Earth’s story is fuzzier. It may have been able to hold on to more water after the Moon-forming mega-impact than first thought; belching volcanoes later threw lots of it onto the surface.

Alternatively, a bombardment of watery space rocks may have rehydrated it, just like the Moon. Scientific studies looking at the chemical fingerprints of Earth’s water and comparing it to what we know about the water in asteroids and comets, lend support to both ideas. Perhaps both played a role, along with other astronomic actors.

Either way, the Moon and Earth are something of a dyad. What happens to one happens to the other. Understanding how the Moon got its water will help explain why Earth is brimming with life. And Chang’e-5 is likely to have scooped up some hydrated volcanic freak minerals and glasses that will aid both quests.

If the touchdown works out, this sample return mission will be the latest success story in China’s lunar exploration program, one that (like all space programs) has political and economic goals, as well as scientific rewards. But whatever your perspective, the Chang’e-5 mission should be celebrated.

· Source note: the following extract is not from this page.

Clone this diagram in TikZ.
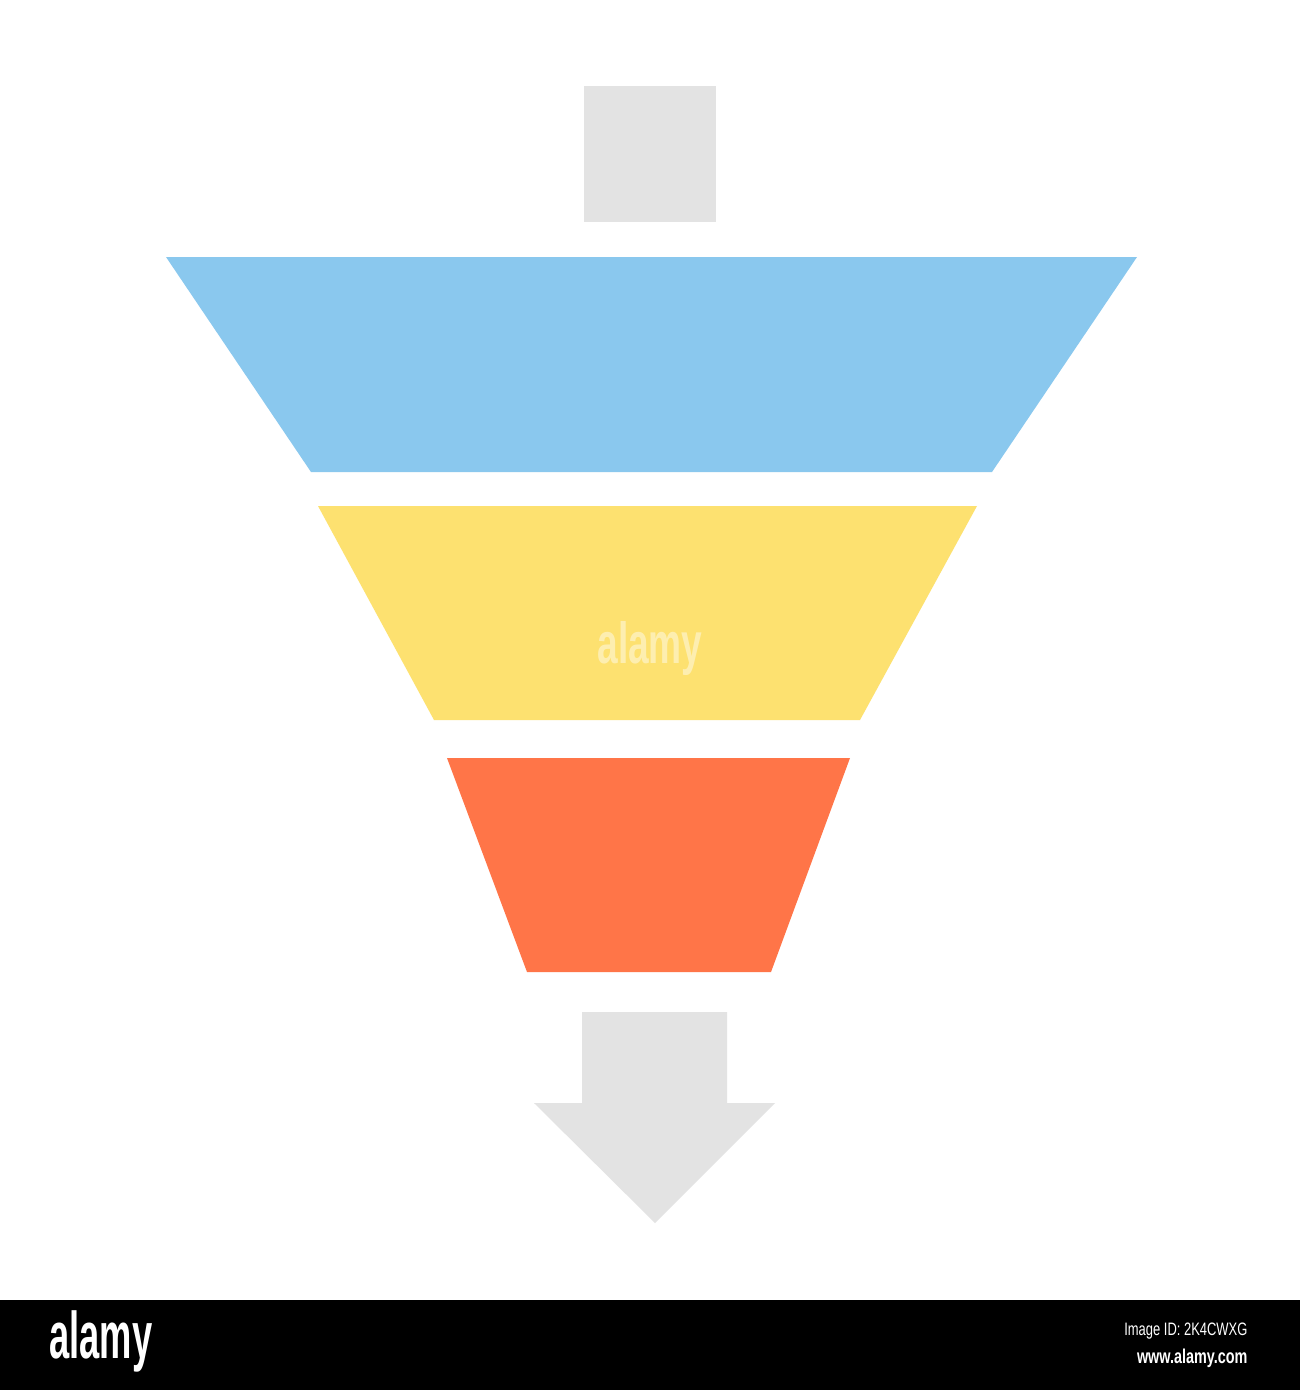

“If this kind of approach, with a robotic lander using hazard avoidance and other advanced navigation techniques, is shown to be successful, then we may very well see a new era of relatively inexpensive, robotic missions to the lunar surface in support of both scientific and human exploration efforts,” says Byrne. Other space agencies may need to take heed as they engage in their own missions to the Moon.